In each of these applications, understanding the relationship between energy (kWh) and power (kW) is essential for proper system design, cost estimation, and performance optimization.

How can I verify the accuracy of my calculations?

To ensure your kWh to kW calculations are accurate, follow these verification steps:

Cross-Check Methods:

1. Use multiple calculators: Compare results from different reputable online calculators.
2. Manual calculation: Perform the calculation manually using the formula P = E / t.
3. Unit consistency: Verify all units are consistent (e.g., time in hours for kWh to kW).
4. Real-world measurement: Use a power meter to measure actual power draw and compare to calculations.

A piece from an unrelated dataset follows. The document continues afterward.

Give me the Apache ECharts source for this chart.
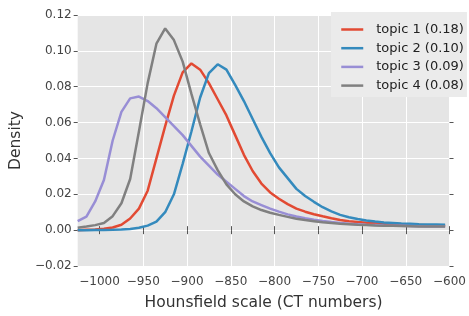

Common Verification Scenarios:

Scenario	Expected Result	Verification Method
10 kWh over 5 hours	2 kW	10 ÷ 5 = 2
15 kWh over 30 minutes	30 kW	15 ÷ 0.5 = 30
5 kWh over 2 hours with 80% efficiency	3.125 kW	(5 ÷ 2) ÷ 0.8 = 3.125
24 kWh over 1 day	1 kW	24 ÷ 24 = 1

Troubleshooting Discrepancies:

If your calculations don’t match expectations:

• Check for unit errors (e.g., minutes vs. hours)
• Verify efficiency values are realistic for your system
• Consider variable loads – many devices don’t consume power constantly
• Account for startup surges which can temporarily increase power requirements
• Check for measurement errors in your energy consumption data

For critical applications, consider having your calculations reviewed by a professional electrical engineer or energy consultant.